2005年、「今年はツアーをやりたくない」というアンダーソンの意向を受けて、イエスはグループとしての活動を停止し、メンバーはソロ活動に入った。また、ウェイクマンが、公式に次のイエスの活動には参加しないことを表明した。

 

2006年、エイジアのオリジナル・メンバーによる再結成に参加、精力的にライヴツアーを行う。

 

2007年、長男ディラン・ハウ(Ds)、ハモンド・オルガン奏者のロス・スタンリーと「スティーヴ・ハウ・トリオ」を結成、2008年にかけてヨーロッパをツアーした。なお、ディラン・ハウのドラムの先生はビル・ブルーフォード。

 

またキーボード奏者である次男ヴァージル・ハウ、それとディラン・ハウをメンバーに加えたファミリー・バンド「スティーヴ・ハウ・レメディ」としても活動を行なっている。
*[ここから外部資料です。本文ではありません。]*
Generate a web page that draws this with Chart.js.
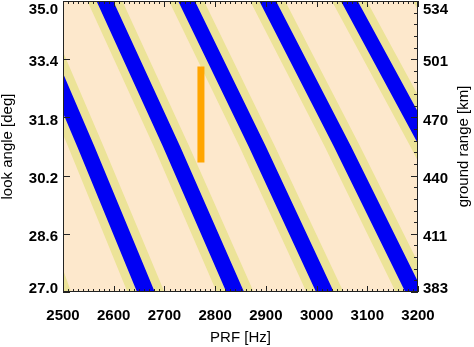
<!DOCTYPE html>
<html>
<head>
<meta charset="utf-8">
<script src="https://cdn.jsdelivr.net/npm/chart.js@4.4.1/dist/chart.umd.min.js"></script>
<style>
  html,body{margin:0;padding:0;background:#fff;}
</style>
</head>
<body>
<canvas id="c" width="474" height="347"></canvas>
<script>
// axis ticks
const X_TICKS=[2500,2600,2700,2800,2900,3000,3100,3200];
const ANGLE_TICKS=[27.0,28.6,30.2,31.8,33.4,35.0];
const RANGE_LABELS=['383','411','440','470','501','534'];

const EDGE_ANGLES=[35,31,27];
// PRF [Hz] of each band edge at 35 / 31 / 27 deg, one row per band
const GUARD_LEFT=[[2228,2342,2443],[2388,2510,2627],[2548,2679,2803],[2709,2848,2980],[2869,3016,3156],[3030,3185,3333],[3190,3353,3509]];
const BLUE_LEFT =[[2246,2360,2462],[2406,2528,2646],[2566,2697,2822],[2727,2866,2999],[2887,3034,3175],[3048,3203,3352],[3208,3371,3528]];
const BLUE_RIGHT=[[2279,2394,2497],[2439,2562,2681],[2599,2731,2857],[2760,2900,3034],[2920,3068,3210],[3081,3237,3387],[3241,3405,3563]];
const GUARD_RIGHT=[[2297,2412,2516],[2457,2580,2700],[2617,2749,2876],[2778,2918,3053],[2938,3086,3229],[3099,3255,3406],[3259,3423,3582]];

// selected PRF / look angle span
const MARK_PRF=[2772,2772];
const MARK_ANGLE=[33.2,30.56];

const PEACH='#fde8cc', KHAKI='#ece398', BLUE='#0000f4', ORANGE='#ffa500';
const FONT='"Liberation Sans", Arial, Helvetica, sans-serif';
Chart.defaults.font.family=FONT;
Chart.defaults.color='#000';

function poly(l,r){
  const down=EDGE_ANGLES.map((a,i)=>({x:l[i],y:a}));
  const up=EDGE_ANGLES.map((a,i)=>({x:r[i],y:a})).reverse();
  return down.concat(up);
}
function shiftLabel(t,i,n){
  if(i===n-1)return['','','',t];
  if(i===0)return[t,''];
  return['',t];
}

const datasets=[];
datasets.push({data:MARK_PRF.map((p,i)=>({x:p,y:MARK_ANGLE[i]})),borderColor:ORANGE,borderWidth:7,borderCapStyle:'butt',pointRadius:0,fill:false,order:0});
BLUE_LEFT.forEach((b,i)=>datasets.push({data:poly(b,BLUE_RIGHT[i]),backgroundColor:BLUE,borderWidth:0,pointRadius:0,fill:'shape',order:1}));
GUARD_LEFT.forEach((g,i)=>datasets.push({data:poly(g,GUARD_RIGHT[i]),backgroundColor:KHAKI,borderWidth:0,pointRadius:0,fill:'shape',order:2}));

const plotBg={id:'plotBg',beforeDatasetsDraw(chart){
  const {ctx,chartArea:a}=chart;
  ctx.save();ctx.fillStyle=PEACH;ctx.fillRect(a.left,a.top,a.right-a.left,a.bottom-a.top);ctx.restore();
}};

const frame={id:'frame',afterDatasetsDraw(chart){
  const {ctx,chartArea:a,scales:{x,y}}=chart;
  ctx.save();ctx.strokeStyle='#222';ctx.lineWidth=1;ctx.beginPath();
  for(let v=X_TICKS[0];v<=X_TICKS[X_TICKS.length-1];v+=10){
    const px=Math.round(x.getPixelForValue(v))+0.5;
    const len=(v%100===0)?6:3;
    ctx.moveTo(px,a.bottom);ctx.lineTo(px,a.bottom-len);
    ctx.moveTo(px,a.top);ctx.lineTo(px,a.top+len);
  }
  ANGLE_TICKS.forEach(v=>{
    const py=Math.round(y.getPixelForValue(v))+0.5;
    ctx.moveTo(a.left,py);ctx.lineTo(a.left+7,py);
    ctx.moveTo(a.right,py);ctx.lineTo(a.right-7,py);
  });
  for(let i=0;i<ANGLE_TICKS.length-1;i++){
    const st=(ANGLE_TICKS[i+1]-ANGLE_TICKS[i])/5;
    for(let k=1;k<5;k++){
      const py=Math.round(y.getPixelForValue(ANGLE_TICKS[i]+k*st))+0.5;
      ctx.moveTo(a.right,py);ctx.lineTo(a.right-4,py);
    }
  }
  ctx.stroke();
  ctx.strokeRect(a.left+0.5,a.top+0.5,a.right-a.left-1,a.bottom-a.top-1);
  // right axis title, reading bottom to top
  ctx.fillStyle='#000';ctx.font='15px '+FONT;ctx.textAlign='center';ctx.textBaseline='middle';
  ctx.translate(464,(a.top+a.bottom)/2);ctx.rotate(-Math.PI/2);
  ctx.fillText('ground range [km]',0,0);
  ctx.restore();
}};

const tickFont={size:15,weight:'bold',lineHeight:0.4};
new Chart(document.getElementById('c'),{
  type:'line',
  data:{datasets},
  options:{
    responsive:false,animation:false,
    layout:{padding:{top:1,left:0,right:0,bottom:0}},
    plugins:{legend:{display:false},tooltip:{enabled:false}},
    scales:{
      x:{type:'linear',position:'bottom',min:2500,max:3200,
        afterBuildTicks:s=>{s.ticks=X_TICKS.map(v=>({value:v}));},
        afterFit:s=>{s.height=55;},
        grid:{display:false,drawTicks:false},border:{display:false},
        ticks:{font:{size:15,weight:'bold'},padding:15,maxRotation:0,autoSkip:false,callback:v=>String(v)},
        title:{display:true,text:'PRF [Hz]',font:{size:15},padding:0}},
      y:{type:'linear',position:'left',min:27,max:35,
        afterBuildTicks:s=>{s.ticks=ANGLE_TICKS.map(v=>({value:v}));},
        afterFit:s=>{s.width=63;s.paddingTop=0;s.paddingBottom=0;},
        grid:{display:false,drawTicks:false},border:{display:false},
        ticks:{font:tickFont,padding:5,autoSkip:false,callback:(v,i)=>shiftLabel(v.toFixed(1),i,ANGLE_TICKS.length)},
        title:{display:true,text:'look angle [deg]',font:{size:15,lineHeight:1},padding:0}},
      y2:{type:'linear',position:'right',min:27,max:35,
        afterBuildTicks:s=>{s.ticks=ANGLE_TICKS.map(v=>({value:v}));},
        afterFit:s=>{s.width=56;s.paddingTop=0;s.paddingBottom=0;},
        grid:{display:false,drawTicks:false},border:{display:false},
        ticks:{font:tickFont,padding:5,autoSkip:false,callback:(v,i)=>shiftLabel(RANGE_LABELS[i],i,RANGE_LABELS.length)}}
    }
  },
  plugins:[plotBg,frame]
});
</script>
</body>
</html>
ヴァージル・ハウはその後(2008年)に、ドラマーとしてリトル・バーリーのメンバーになっている。

 

2008年4月、エイジアが新作アルバム『フェニックス』(Phoenix)を発表。

同年夏、イエス久々の再始動となるアメリカ・ツアーを交え、エイジアとしても2013年に脱退するまで活動を継続していた。

 

2009年のイエスとエイジアの合同アメリカツアーでは、両バンド在籍者として全編の演奏を務めあげ、2010年はイエス、エイジア、スティーヴ・ハウ・トリオのツアーに参加して世界中を飛び回るなど、60歳を過ぎてなお精力的な活動を展開。

 

2010年、ソロアルバム『コンプリート・オブ・ホームブリュー』(Complete of Homebrew )発表、『Homebrew』シリーズ1から4までを収録。

同年、エイジアのアルバム『オメガ』(Omega)を発表。

 

2011年、アルバム『フライ・フロム・ヒア』(Fly from Here)を発表。

 

 

2013年1月、ハウが再度エイジアを脱退。

同年、ソロアルバム『Homebrew 5』発表。

 

2014年、アルバム『ヘヴン&アース』(Heaven & Earth)を発表。

 

 

 

2015年、ソロのベストアルバム『アンソロジー』(Anthology)発売。

 

2016年、ソロアルバム『Homebrew 6』発表。 

 

2018年、アルバム『フライ・フロム・ヒア:リターン・トリップ』(Fly from Here : Return Trip)を発表、2011年作をリミックスし、歌唱を元ボーカルのトレヴァー・ホーンが担当した作品。
 

2020年、ソロアルバム『Love Is』発表。